Tel: 310-472-1211. A House Beautiful article of 08/1947 wrote of the Be-Air Hotel: "The Bel-Air Hotel, in Stone Canyon in Los Angeles, is an important example of a style-making public hostelry. Of its vogue with a choosy public there can be no doubt. But it may not have occurred to most observers of the social scene that its acceptance shows a parallel acceptance of Modern." The article's writer noted that the hotel was in part cobbled together from "original stables and real estate offices" on the site, and that these were traditional in style; but architect Burton Schutt modified and updated these buildings by using "...glass walls with a lavish hand, as a way to bring into view the luxuriant gardens and magnificent sycamore trees which are indigenous to the bottoms of California canyons." For this writer, the close inter-weaving of interior and exterior was modern. "Most notable about the Bel-Air's design is this marrying of landscape and structure.
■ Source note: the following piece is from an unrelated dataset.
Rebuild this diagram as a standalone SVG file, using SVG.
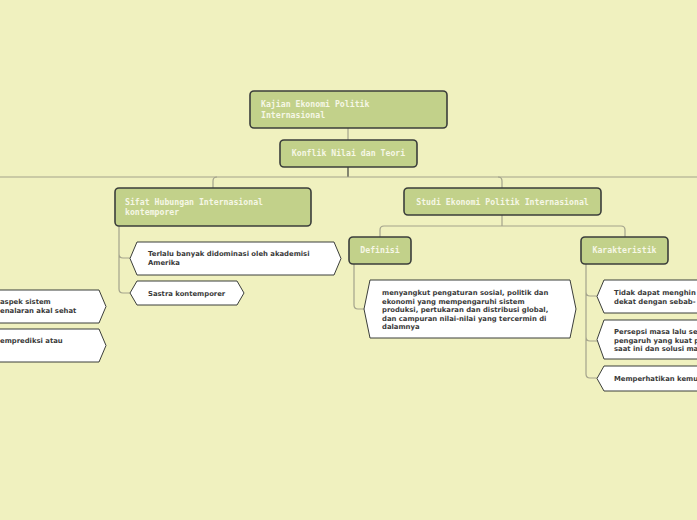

It may be that this close relation between architecture and plants is the key to the softened look and its resultant popularity with people of all tastes." The relaxing, interwoven flow between interior and exterior spaces suggested new levels of comfort for Americans following the extended traumas of the Depression and World War II. (See Laura Tanner, "Newest Straw-in-the-wind the Bel-Air Hotel," House Beautiful, 89:8, 08/1947, p. 61.)

Levine / Seegel Associates, Consulting Engineers, produced a MEP System Upgrades/Due Diligence Report for the Bel-Air Hotel. The architects associated with this report were Kim and Marsh Architects.